After spending much of the past quarter of a century incarcerated in three separate countries, Manuel Noriega, the former military strongman of Panama, has succumbed to ill health at 83 years old. Noriega is not particularly unique among military dictators, Central American or otherwise, with his laundry list of crimes including rigged elections, human rights abuses, and most infamously cocaine trafficking which would eventually lead to his downfall at the hands of the United States military forces in 1989. Although the straw that broke the camel’s back was that his forces killed an unarmed U.S. troop.
It is with a huge helping of irony that one can note that Ronald Reagan was so obsessed with defeating the Sandinista regime in nearby Nicaragua that he overlooked the cocaine wheeling and dealing by Mr. Noriega, while also insisting on a “War on Drugs” in the U.S. Noriega rose to power in 1981 after General Omar Torrijos Herrera (most famous for getting the United States to cede the Panama Canal back to Panama) died. Before the aforementioned United States invasion, Noriega had proven himself something of a political survivor, outlasting a coup in 1988, prior to the invasion which landed him in the U.S. Prison system.

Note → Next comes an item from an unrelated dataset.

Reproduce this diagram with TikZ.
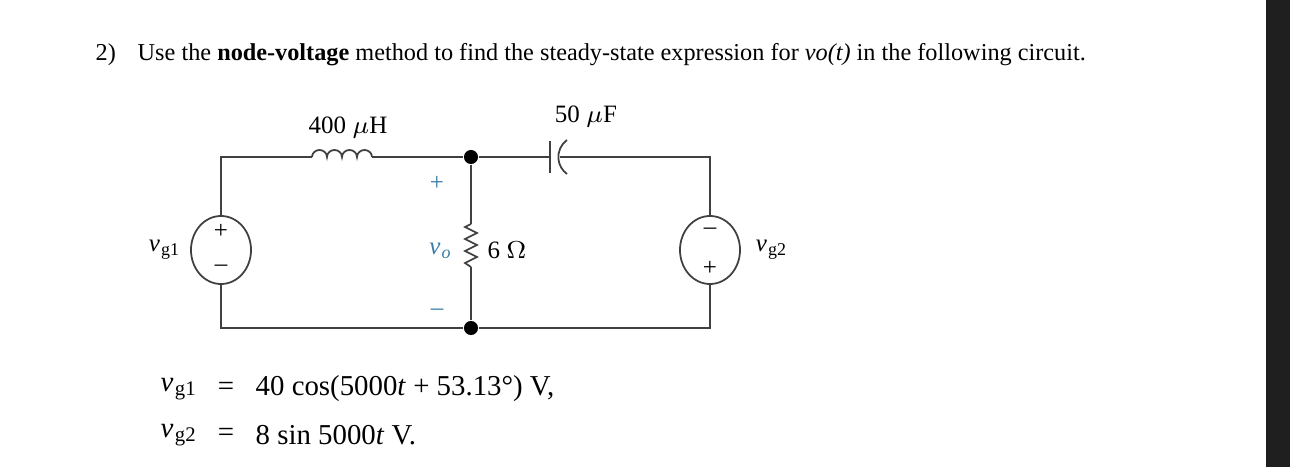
\documentclass[tikz,border=0pt]{standalone}
\usepackage{fontspec}
\usepackage{graphicx}
\setmainfont{Liberation Serif}
\usetikzlibrary{shapes.geometric}
\definecolor{lbl}{HTML}{3A7CA5}
\newcommand{\vsub}[1]{\textit{v}\kern0.05em\raisebox{-0.35ex}{\scalebox{0.72}{#1}}}
\begin{document}
\begin{tikzpicture}[x=0.01cm,y=-0.01cm,
  wire/.style={line width=0.5pt,draw=black!75},
  txt/.style={font=\fontsize{7.1}{8}\selectfont,inner sep=0},
  big/.style={font=\fontsize{8.2}{9}\selectfont,inner sep=0},
  blue/.style={txt,text=lbl},
  src/.style={wire,ellipse,minimum width=0.6cm,minimum height=0.68cm,inner sep=0},
  dot/.style={circle,fill=black,inner sep=0,minimum size=4pt}]
\useasboundingbox (0,0) rectangle (1290,467);
\fill[black!88] (1266,0) rectangle (1290,467);
\node[font=\fontsize{6.9}{8}\selectfont,inner sep=0,anchor=west] (title) at (95,55) {2)\hspace{0.9em}Use the \textbf{node-voltage} method to find the steady-state expression for \textit{vo(t)} in the following circuit.};
\node[dot] (nt) at (471,157) {};
\node[dot] (nb) at (471,328) {};
\coordinate (tl) at (221,157); \coordinate (bl) at (221,328);
\coordinate (tr) at (710,157); \coordinate (br) at (710,328);
\node[draw,src] (s1) at (221,250) {};
\node[draw,src] (s2) at (710,250) {};
\node[txt] at (221,231) {+}; \node[txt] at (221,268) {--};
\node[txt] at (710,231) {--}; \node[txt] at (710,268) {+};
\coordinate (l1) at (312,157); \coordinate (l2) at (372,157);
\coordinate (c1) at (550,157); \coordinate (c2) at (560,157);
\coordinate (r1) at (471,224); \coordinate (r2) at (471,267);
\draw[wire] (s1.north) -- (tl) -- (l1);
\draw[wire] (l1) \foreach \i in {0,...,3}{ arc(180:360:7.5 and 7)};
\draw[wire] (l2) -- (nt) -- (c1);
\draw[wire] (c1) ++(0,-16) -- ++(0,32);
\draw[wire] (c2) ++(7,-17) arc(234:126:21);
\draw[wire] (c2) -- (tr) -- (s2.north);
\draw[wire] (s2.south) -- (br) -- (nb) -- (bl) -- (s1.south);
\draw[wire] (nt) -- (r1);
\draw[wire] (r1) -- ++(-6,3) -- ++(12,6) -- ++(-12,6) -- ++(12,6) -- ++(-12,6) -- ++(12,6) -- ++(-12,6) -- ++(6,4) -- (r2);
\draw[wire] (r2) -- (nb);
\node[txt] (lL) at (348,128) {400 $\mu$H};
\node[txt] (lC) at (586,117) {50 $\mu$F};
\node[txt] (lR) at (507,250) {6 $\Omega$};
\node[blue] at (437,183) {+};
\node[blue] at (440,251) {\vsub{\textit{o}}};
\node[blue] at (437,312) {--};
\node[txt] at (164,250) {\vsub{g1}};
\node[txt] at (771,250) {\vsub{g2}};
\node[big,anchor=west] at (160,389) {\vsub{g1}};
\node[big] at (226,389) {=};
\node[big,anchor=west] at (255,389) {40 cos(5000\textit{t} + 53.13°) V,};
\node[big,anchor=west] at (160,435) {\vsub{g2}};
\node[big] at (226,435) {=};
\node[big,anchor=west] at (255,435) {8 sin 5000\textit{t} V.};
\end{tikzpicture}
\end{document}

Aside from his jail sentence in the United States for narcotics trafficking and money laundering, he also faced charges in France for money laundering and finally, in Panama he was arrested for the more serious offenses of murder, and corruption in addition to the above charges. Prior to his demise, he had been under house arrest while undergoing medical treatment for a variety of illnesses including a tumor in his brain. This almost pitiable existence was in sharp contrast to his hard-partying, ultra-nationalist reign as head honcho in Panama. With his demise, hopefully, both the United States and Panama will continue to use him as an example of the dangers of having an unfit leader, who also dabbles in the underworld.